Remember that practice is key to mastering standard form conversions. The more you work with these numbers, the more natural the process will become.
Interactive FAQ
What is the difference between standard form and scientific notation?
In most contexts, standard form and scientific notation mean the same thing: a way of writing numbers as a × 10ⁿ where 1 ≤ |a| < 10 and n is an integer. However, in some countries (particularly the UK), "standard form" might refer to the written form of numbers (like "five thousand" instead of "5000"), while "scientific notation" always refers to the a × 10ⁿ format. Our calculator uses the scientific notation definition.
Can I convert any number to standard form?
Yes, any non-zero number can be expressed in standard form. Zero is a special case that's typically written as 0 × 10⁰, though this isn't strictly necessary as zero is zero in any form. The calculator handles zero by returning 0 × 10⁰.

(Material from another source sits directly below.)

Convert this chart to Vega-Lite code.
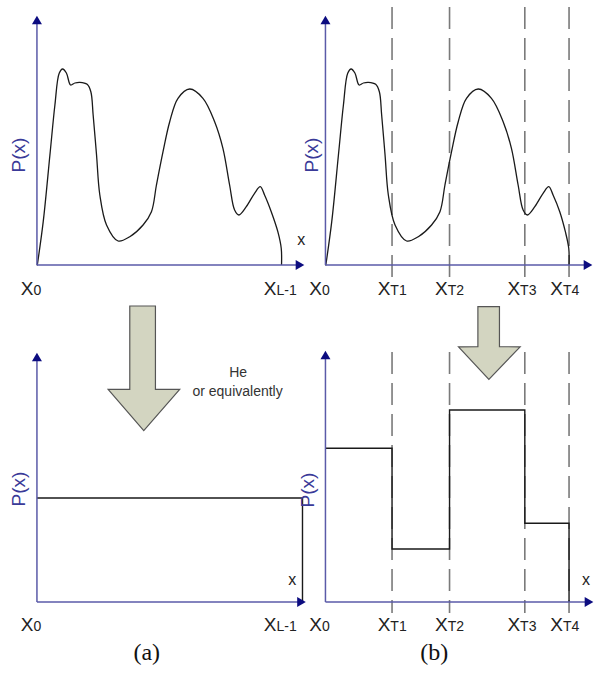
{
  "$schema": "https://vega.github.io/schema/vega-lite/v6.json",
  "width": 594,
  "height": 681,
  "padding": 0,
  "autosize": {"type": "fit", "contains": "padding"},
  "background": "white",
  "config": {"view": {"stroke": null}},
  "datasets": {
    "curve": [
      {"panel": "a", "i": 0, "x": 37.3, "y": 265.5},
      {"panel": "a", "i": 1, "x": 43.3, "y": 221.7},
      {"panel": "a", "i": 2, "x": 50, "y": 155},
      {"panel": "a", "i": 3, "x": 55, "y": 105},
      {"panel": "a", "i": 4, "x": 59.3, "y": 73.3},
      {"panel": "a", "i": 5, "x": 62.7, "y": 69},
      {"panel": "a", "i": 6, "x": 66.5, "y": 73},
      {"panel": "a", "i": 7, "x": 70.7, "y": 85},
      {"panel": "a", "i": 8, "x": 75, "y": 83},
      {"panel": "a", "i": 9, "x": 80, "y": 82.3},
      {"panel": "a", "i": 10, "x": 87.3, "y": 84.3},
      {"panel": "a", "i": 11, "x": 91, "y": 91.7},
      {"panel": "a", "i": 12, "x": 93.3, "y": 115},
      {"panel": "a", "i": 13, "x": 96.7, "y": 155},
      {"panel": "a", "i": 14, "x": 100, "y": 195},
      {"panel": "a", "i": 15, "x": 106.7, "y": 225},
      {"panel": "a", "i": 16, "x": 118.3, "y": 241},
      {"panel": "a", "i": 17, "x": 130, "y": 236.7},
      {"panel": "a", "i": 18, "x": 143.3, "y": 225},
      {"panel": "a", "i": 19, "x": 151.7, "y": 211.7},
      {"panel": "a", "i": 20, "x": 156.7, "y": 185},
      {"panel": "a", "i": 21, "x": 163.3, "y": 151.7},
      {"panel": "a", "i": 22, "x": 170, "y": 121.7},
      {"panel": "a", "i": 23, "x": 178.3, "y": 98.3},
      {"panel": "a", "i": 24, "x": 190, "y": 89},
      {"panel": "a", "i": 25, "x": 203.3, "y": 98.3},
      {"panel": "a", "i": 26, "x": 215, "y": 121.7},
      {"panel": "a", "i": 27, "x": 223.3, "y": 148.3},
      {"panel": "a", "i": 28, "x": 230, "y": 185},
      {"panel": "a", "i": 29, "x": 235, "y": 210},
      {"panel": "a", "i": 30, "x": 239.3, "y": 215},
      {"panel": "a", "i": 31, "x": 246.7, "y": 206.7},
      {"panel": "a", "i": 32, "x": 255, "y": 193.3},
      {"panel": "a", "i": 33, "x": 260.7, "y": 186.7},
      {"panel": "a", "i": 34, "x": 265, "y": 195},
      {"panel": "a", "i": 35, "x": 271.7, "y": 211.7},
      {"panel": "a", "i": 36, "x": 278.3, "y": 231.7},
      {"panel": "a", "i": 37, "x": 281.7, "y": 248.3},
      {"panel": "a", "i": 38, "x": 282, "y": 265},
      {"panel": "b", "i": 0, "x": 326.3, "y": 265.5},
      {"panel": "b", "i": 1, "x": 332.3, "y": 221.7},
      {"panel": "b", "i": 2, "x": 339, "y": 155},
      {"panel": "b", "i": 3, "x": 344, "y": 105},
      {"panel": "b", "i": 4, "x": 348.3, "y": 73.3},
      {"panel": "b", "i": 5, "x": 351.7, "y": 69},
      {"panel": "b", "i": 6, "x": 355.5, "y": 73},
      {"panel": "b", "i": 7, "x": 359.7, "y": 85},
      {"panel": "b", "i": 8, "x": 364, "y": 83},
      {"panel": "b", "i": 9, "x": 369, "y": 82.3},
      {"panel": "b", "i": 10, "x": 376.3, "y": 84.3},
      {"panel": "b", "i": 11, "x": 380, "y": 91.7},
      {"panel": "b", "i": 12, "x": 382.3, "y": 115},
      {"panel": "b", "i": 13, "x": 385.7, "y": 155},
      {"panel": "b", "i": 14, "x": 389, "y": 195},
      {"panel": "b", "i": 15, "x": 395.7, "y": 225},
      {"panel": "b", "i": 16, "x": 407.3, "y": 241},
      {"panel": "b", "i": 17, "x": 419, "y": 236.7},
      {"panel": "b", "i": 18, "x": 432.3, "y": 225},
      {"panel": "b", "i": 19, "x": 440.7, "y": 211.7},
      {"panel": "b", "i": 20, "x": 445.7, "y": 185},
      {"panel": "b", "i": 21, "x": 452.3, "y": 151.7},
      {"panel": "b", "i": 22, "x": 459, "y": 121.7},
      {"panel": "b", "i": 23, "x": 467.3, "y": 98.3},
      {"panel": "b", "i": 24, "x": 479, "y": 89},
      {"panel": "b", "i": 25, "x": 492.3, "y": 98.3},
      {"panel": "b", "i": 26, "x": 504, "y": 121.7},
      {"panel": "b", "i": 27, "x": 512.3, "y": 148.3},
      {"panel": "b", "i": 28, "x": 519, "y": 185},
      {"panel": "b", "i": 29, "x": 524, "y": 210},
      {"panel": "b", "i": 30, "x": 528.3, "y": 215},
      {"panel": "b", "i": 31, "x": 535.7, "y": 206.7},
      {"panel": "b", "i": 32, "x": 544, "y": 193.3},
      {"panel": "b", "i": 33, "x": 549.7, "y": 186.7},
      {"panel": "b", "i": 34, "x": 554, "y": 195},
      {"panel": "b", "i": 35, "x": 560.7, "y": 211.7},
      {"panel": "b", "i": 36, "x": 566.3, "y": 231.7},
      {"panel": "b", "i": 37, "x": 569.7, "y": 248.3},
      {"panel": "b", "i": 38, "x": 570, "y": 265}
    ],
    "steps": [
      {"panel": "a", "i": 0, "x": 37, "y": 498},
      {"panel": "a", "i": 1, "x": 303, "y": 498},
      {"panel": "a", "i": 2, "x": 303, "y": 602},
      {"panel": "b", "i": 0, "x": 326, "y": 448.3},
      {"panel": "b", "i": 1, "x": 392.7, "y": 448.3},
      {"panel": "b", "i": 2, "x": 392.7, "y": 549},
      {"panel": "b", "i": 3, "x": 450.3, "y": 549},
      {"panel": "b", "i": 4, "x": 450.3, "y": 410},
      {"panel": "b", "i": 5, "x": 525.7, "y": 410},
      {"panel": "b", "i": 6, "x": 525.7, "y": 523.3},
      {"panel": "b", "i": 7, "x": 570, "y": 523.3},
      {"panel": "b", "i": 8, "x": 570, "y": 602}
    ],
    "dashes": [
      {"x": 392.7, "y": 7, "y2": 282},
      {"x": 450.3, "y": 7, "y2": 282},
      {"x": 525.7, "y": 7, "y2": 282},
      {"x": 570, "y": 7, "y2": 282},
      {"x": 392.7, "y": 352, "y2": 613},
      {"x": 450.3, "y": 352, "y2": 613},
      {"x": 525.7, "y": 352, "y2": 613},
      {"x": 570, "y": 352, "y2": 613}
    ],
    "axes": [
      {"x": 37, "y": 20, "x2": 37, "y2": 265},
      {"x": 37, "y": 265, "x2": 300, "y2": 265},
      {"x": 326, "y": 20, "x2": 326, "y2": 265},
      {"x": 326, "y": 265, "x2": 589, "y2": 265},
      {"x": 37, "y": 357, "x2": 37, "y2": 602},
      {"x": 37, "y": 602, "x2": 302, "y2": 602},
      {"x": 326, "y": 355, "x2": 326, "y2": 602},
      {"x": 326, "y": 602, "x2": 590, "y2": 602}
    ],
    "heads": [
      {"dir": "up", "x": 37, "y": 20},
      {"dir": "right", "x": 300.5, "y": 265},
      {"dir": "up", "x": 326, "y": 20},
      {"dir": "right", "x": 589, "y": 265},
      {"dir": "up", "x": 37, "y": 357},
      {"dir": "right", "x": 302, "y": 602},
      {"dir": "up", "x": 326, "y": 355},
      {"dir": "right", "x": 590, "y": 602}
    ],
    "arrows": [
      {"arrow": "a", "y": 306, "x": 130, "x2": 155.7},
      {"arrow": "a", "y": 389.3, "x": 130, "x2": 155.7},
      {"arrow": "a", "y": 389.4, "x": 108.3, "x2": 180},
      {"arrow": "a", "y": 430.7, "x": 144, "x2": 144},
      {"arrow": "b", "y": 306.7, "x": 478.7, "x2": 500.3},
      {"arrow": "b", "y": 346.7, "x": 478.7, "x2": 500.3},
      {"arrow": "b", "y": 346.8, "x": 459.3, "x2": 521},
      {"arrow": "b", "y": 379.3, "x": 489.7, "x2": 489.7}
    ],
    "ticklabels": [
      {"x": 33.5, "y": 295, "main": "X", "sub": "0"},
      {"x": 277, "y": 295, "main": "X", "sub": "L-1"},
      {"x": 322.5, "y": 295, "main": "X", "sub": "0"},
      {"x": 391, "y": 295, "main": "X", "sub": "T1"},
      {"x": 448.5, "y": 295, "main": "X", "sub": "T2"},
      {"x": 521, "y": 295, "main": "X", "sub": "T3"},
      {"x": 564, "y": 295, "main": "X", "sub": "T4"},
      {"x": 33.5, "y": 631, "main": "X", "sub": "0"},
      {"x": 277, "y": 631, "main": "X", "sub": "L-1"},
      {"x": 322.5, "y": 631, "main": "X", "sub": "0"},
      {"x": 391, "y": 631, "main": "X", "sub": "T1"},
      {"x": 448.5, "y": 631, "main": "X", "sub": "T2"},
      {"x": 521, "y": 631, "main": "X", "sub": "T3"},
      {"x": 564, "y": 631, "main": "X", "sub": "T4"}
    ],
    "ylabels": [
      {"x": 18.7, "y": 155, "t": "P(x)"},
      {"x": 312.5, "y": 155, "t": "P(x)"},
      {"x": 18.7, "y": 489, "t": "P(x)"},
      {"x": 309, "y": 490, "t": "P(x)"}
    ],
    "xlabels": [
      {"x": 301.7, "y": 240, "t": "x"},
      {"x": 292.7, "y": 580, "t": "x"},
      {"x": 587, "y": 580, "t": "x"}
    ],
    "notes": [
      {"x": 238.5, "y": 377, "t": "He"},
      {"x": 238, "y": 396, "t": "or equivalently"}
    ],
    "captions": [
      {"x": 147, "y": 653, "t": "(a)"},
      {"x": 435, "y": 653, "t": "(b)"}
    ]
  },
  "encoding": {
    "x": {"field": "x", "type": "quantitative", "scale": {"domain": [0, 594], "nice": false, "zero": false}, "axis": null},
    "y": {"field": "y", "type": "quantitative", "scale": {"domain": [0, 681], "nice": false, "zero": false, "reverse": true}, "axis": null}
  },
  "layer": [
    {
      "data": {"name": "dashes"},
      "mark": {"type": "rule", "color": "#7a7a7a", "strokeWidth": 1.6, "strokeDash": [22, 9]},
      "encoding": {"y2": {"field": "y2"}}
    },
    {
      "data": {"name": "curve"},
      "mark": {"type": "line", "color": "#1a1a1a", "strokeWidth": 1.3, "interpolate": "catmull-rom"},
      "encoding": {"detail": {"field": "panel"}, "order": {"field": "i", "type": "quantitative"}}
    },
    {
      "data": {"name": "steps"},
      "mark": {"type": "line", "color": "#1a1a1a", "strokeWidth": 1.4},
      "encoding": {"detail": {"field": "panel"}, "order": {"field": "i", "type": "quantitative"}}
    },
    {
      "data": {"name": "axes"},
      "mark": {"type": "rule", "color": "#5a5aa8", "strokeWidth": 1.5},
      "encoding": {"x2": {"field": "x2"}, "y2": {"field": "y2"}}
    },
    {
      "data": {"name": "heads"},
      "mark": {"type": "point", "filled": true, "size": 100, "opacity": 1, "color": "#0c0c80"},
      "encoding": {"shape": {"field": "dir", "type": "nominal", "scale": {"domain": ["up", "right"], "range": ["triangle-up", "triangle-right"]}, "legend": null}}
    },
    {
      "data": {"name": "arrows"},
      "mark": {"type": "area", "orient": "horizontal", "fill": "#d3d5c1", "stroke": "#555555", "strokeWidth": 1.2, "fillOpacity": 1},
      "encoding": {"x2": {"field": "x2"}, "detail": {"field": "arrow"}}
    },
    {
      "data": {"name": "ticklabels"},
      "mark": {"type": "text", "font": "Liberation Sans", "fontSize": 19, "align": "right", "baseline": "alphabetic", "color": "#222222"},
      "encoding": {"text": {"field": "main"}}
    },
    {
      "data": {"name": "ticklabels"},
      "mark": {"type": "text", "font": "Liberation Sans", "fontSize": 14, "align": "left", "baseline": "alphabetic", "color": "#222222"},
      "encoding": {"text": {"field": "sub"}}
    },
    {
      "data": {"name": "ylabels"},
      "mark": {"type": "text", "font": "Liberation Sans", "fontSize": 19, "angle": 270, "align": "center", "baseline": "middle", "color": "#3a3a98"},
      "encoding": {"text": {"field": "t"}}
    },
    {
      "data": {"name": "xlabels"},
      "mark": {"type": "text", "font": "Liberation Sans", "fontSize": 16, "align": "center", "baseline": "middle", "color": "#222222"},
      "encoding": {"text": {"field": "t"}}
    },
    {
      "data": {"name": "notes"},
      "mark": {"type": "text", "font": "Liberation Sans", "fontSize": 14, "align": "center", "baseline": "alphabetic", "color": "#333333"},
      "encoding": {"text": {"field": "t"}}
    },
    {
      "data": {"name": "captions"},
      "mark": {"type": "text", "font": "Liberation Serif", "fontSize": 24, "align": "center", "baseline": "middle", "color": "#111111"},
      "encoding": {"text": {"field": "t"}}
    }
  ]
}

How do I handle very large exponents?
The calculator can handle extremely large exponents (up to the limits of JavaScript's number representation, which is about ±1.8 × 10³⁰⁸). For numbers beyond this range, you might need specialized software or arbitrary-precision arithmetic libraries. In practice, such extremely large or small numbers are rare in most applications.
Why does the mantissa have to be between 1 and 10?
The requirement that 1 ≤ |a| < 10 ensures that the representation is unique for each number. If we allowed a to be any number, there would be infinitely many ways to represent the same value (for example, 500 could be 5 × 10², 50 × 10¹, 500 × 10⁰, etc.). The 1 ≤ |a| < 10 constraint gives us a single, standard representation for each number.
How do I multiply or divide numbers in standard form?
To multiply numbers in standard form: (a × 10ᵐ) × (b × 10ⁿ) = (a × b) × 10ᵐ⁺ⁿ. Then adjust the result so the mantissa is between 1 and 10. To divide: (a × 10ᵐ) ÷ (b × 10ⁿ) = (a ÷ b) × 10ᵐ⁻ⁿ. Again, adjust the mantissa if necessary. For example: (3 × 10⁵) × (2 × 10⁻³) = 6 × 10² = 600. (6 × 10⁴) ÷ (2 × 10⁻²) = 3 × 10⁶ = 3,000,000.
What if my denominator is zero?
Division by zero is undefined in mathematics. If you attempt to enter zero as the denominator, the calculator will display an error message. In the context of standard form, division by zero doesn't produce a valid result, as there's no number that can be multiplied by zero to give a non-zero numerator.
How accurate is this calculator?
The calculator uses JavaScript's native number representation, which provides about 15-17 significant digits of precision. For most practical purposes, this is more than sufficient. However, for extremely precise calculations (like in some scientific or financial applications), you might need specialized arbitrary-precision arithmetic tools.